Coherent control of optomechanical entanglement and steering via dual parametric amplification

TL;DR

This paper introduces a scheme to enhance and control quantum correlations in optomechanical systems using dual parametric amplification and feedback, improving robustness against thermal noise.

Contribution

It presents a novel coherent-control method combining dual parametric amplification and feedback to engineer quantum correlations in cavity optomechanics.

Findings

Enhanced quantum correlations via combined modulation and feedback.

Improved robustness of quantum correlations against thermal noise.

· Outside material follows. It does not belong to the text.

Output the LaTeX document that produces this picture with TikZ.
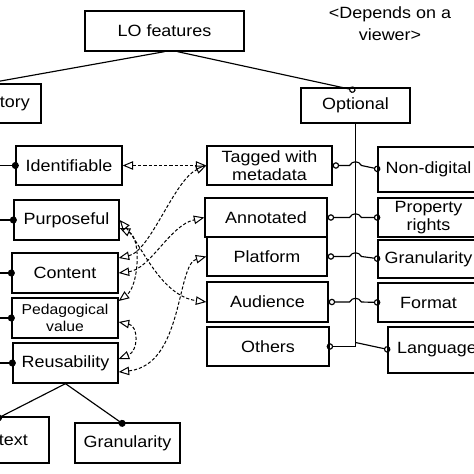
\documentclass[tikz,border=0pt]{standalone}
\usepackage{fontspec}
\setmainfont{Liberation Sans}[FakeStretch=1.1]
\usetikzlibrary{arrows.meta,calc}
\begin{document}
\begin{tikzpicture}[x=1pt,y=-1pt,
  box/.style={draw, line width=1.3pt, inner sep=0pt, align=center, font=\fontsize{16.3}{18}\selectfont},
  dep/.style={dash pattern=on 3.2pt off 2pt, line width=1pt,
    {Triangle[open,length=10.5pt,width=8.5pt]}-{Triangle[open,length=10.5pt,width=8.5pt]}},
  link/.style={line width=1.15pt},
  dotend/.style={link, -{Circle[length=7pt]}},
  oc/.style={link, -{Circle[open,length=6.5pt]}},
  ococ/.style={link, {Circle[open,length=6.5pt]}-{Circle[open,length=6.5pt]}}
]
\useasboundingbox (0,0) rectangle (474,474);

% top
\node[box, minimum width=159pt, minimum height=40pt] (lo) at (164.5,31) {LO features};
\node[font=\fontsize{16.3}{22}\selectfont, align=center] (depnote) at (390,24) {<Depends on a\\viewer>};
\node[box, minimum width=107pt, minimum height=39pt] (mand) at (-12.5,103.5) {Mandatory};
\node[box, minimum width=109pt, minimum height=35pt] (opt) at (355.5,105.5) {Optional};

% mandatory column
\node[box, minimum width=106pt, minimum height=39pt] (ident) at (69,165.5) {Identifiable};
\node[box, minimum width=105pt, minimum height=40pt] (purp) at (66.5,220) {Purposeful};
\node[box, minimum width=106pt, minimum height=40pt] (cont) at (65,273) {Content};
\node[box, minimum width=106pt, minimum height=40pt, font=\fontsize{14.3}{17}\selectfont] (ped) at (65,318) {Pedagogical\\value};
\node[box, minimum width=105pt, minimum height=40pt] (reus) at (65.5,363) {Reusability};
\node[box, minimum width=104pt, minimum height=46pt] (ctx) at (-3,440) {Context};
\node[box, minimum width=105pt, minimum height=40pt] (gran1) at (127.5,443) {Granularity};

% middle column
\node[box, minimum width=125pt, minimum height=39pt] (tag) at (269.5,165.5) {Tagged with\\metadata};
\node[box, minimum width=122pt, minimum height=39pt] (ann) at (266,217.5) {Annotated};
\node[box, minimum width=120pt, minimum height=39pt] (plat) at (267,256.5) {Platform};
\node[box, minimum width=121pt, minimum height=40pt] (aud) at (267.5,302) {Audience};
\node[box, minimum width=122pt, minimum height=39pt] (oth) at (268,346.5) {Others};

% right column
\node[box, minimum width=101pt, minimum height=45pt] (nond) at (428.5,169.5) {Non-digital};
\node[box, minimum width=101pt, minimum height=39pt] (prop) at (428.5,217.5) {Property\\rights};
\node[box, minimum width=101pt, minimum height=38pt] (gran2) at (428.5,259) {Granularity};
\node[box, minimum width=101pt, minimum height=39pt] (fmt) at (428.5,302.5) {Format};
\node[box, minimum width=98pt, minimum height=46pt] (lang) at (437,350) {Language};

% tree links
\draw[link] (lo.south) -- (mand.north);
\draw[oc] ($(lo.south)+(13,0)$) -- ($(opt.north)+(0,3)$);

\draw[link] (mand.south) -- (mand.south |- reus.west);
\foreach \n in {ident,purp,cont,ped,reus}
  \draw[dotend] (mand.south |- \n.west) -- ($(\n.west)+(3.5,0)$);

\draw[dotend] (reus.south) -- ($(ctx.north)+(-1.5,3)$);
\draw[dotend] (reus.south) -- ($(gran1.north)+(-2.5,3)$);

% optional spine
\coordinate (sp) at (opt.south |- oth.east);
\draw[link] (opt.south) -- (sp);
\draw[oc] (sp) -- ($(oth.east)+(-3,0)$);
\draw[oc] ($(sp)+(0,-4)$) -- ($(lang.west)+(3,0)$);

% hop links
\foreach \a/\b in {tag/nond,ann/prop,plat/gran2,aud/fmt}{
  \draw[ococ] (\a.east) -- ($(\a.east -| opt.south)+(-6,0)$)
    .. controls ($(\a.east -| opt.south)+(-3,-5)$) and ($(\a.east -| opt.south)+(3,-5)$)
    .. ($(\a.east -| opt.south)+(6,0)$) -- ($(\b.west)+(3,0)$);
}

% dashed dependencies
\draw[dep] (ident.east) -- (tag.west);
\draw[dep] ($(cont.east)+(0,-15)$) .. controls ($(cont.east)+(32,-22)$) and ($(tag.west)+(-32,14)$) .. (tag.west);
\draw[dep] (cont.east) .. controls ($(cont.east)+(32,-4)$) and ($(ann.west)+(-35,8)$) .. (ann.west);
\draw[dep] (purp.east) .. controls ($(purp.east)+(22,26)$) and ($(aud.west)+(-45,-6)$) .. (aud.west);
\draw[dep] ($(purp.east)+(0,8)$) .. controls ($(purp.east)+(22,18)$) and ($(ped.east)+(20,-32)$) .. ($(ped.east)+(0,-17)$);
\draw[dep] ($(ped.east)+(0,4)$) .. controls ($(ped.east)+(20,8)$) and ($(reus.east)+(20,-12)$) .. ($(reus.east)+(0,-4)$);
\draw[dep] ($(reus.east)+(0,9)$) .. controls ($(reus.east)+(65,2)$) and ($(plat.west)+(-30,8)$) .. (plat.west);
\end{tikzpicture}
\end{document}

Tunable control over quantum fluctuation distribution.

Abstract

We propose a coherent-control scheme for engineering quantum correlations in a cavity optomechanical (COM) system consisting of a driven optical cavity with an embedded nonlinear medium and a membrane, assisted by a coherent feedback loop. The nonlinear medium and the membrane are pumped to implement optical and mechanical parametric amplifications with controllable modulation frequencies and pump amplitudes. Through the combined modulation of the two parametric amplifications and the coherent feedback loop, we engineer the effective cavity decay rate and the distribution of quantum fluctuations, thereby strengthening quantum correlations and improving their robustness against thermal noise. Our scheme provides an efficient route to realizing highly tunable, strong, thermally robust quantum correlations in COM systems, which is promising for the protection of fragile quantum resources.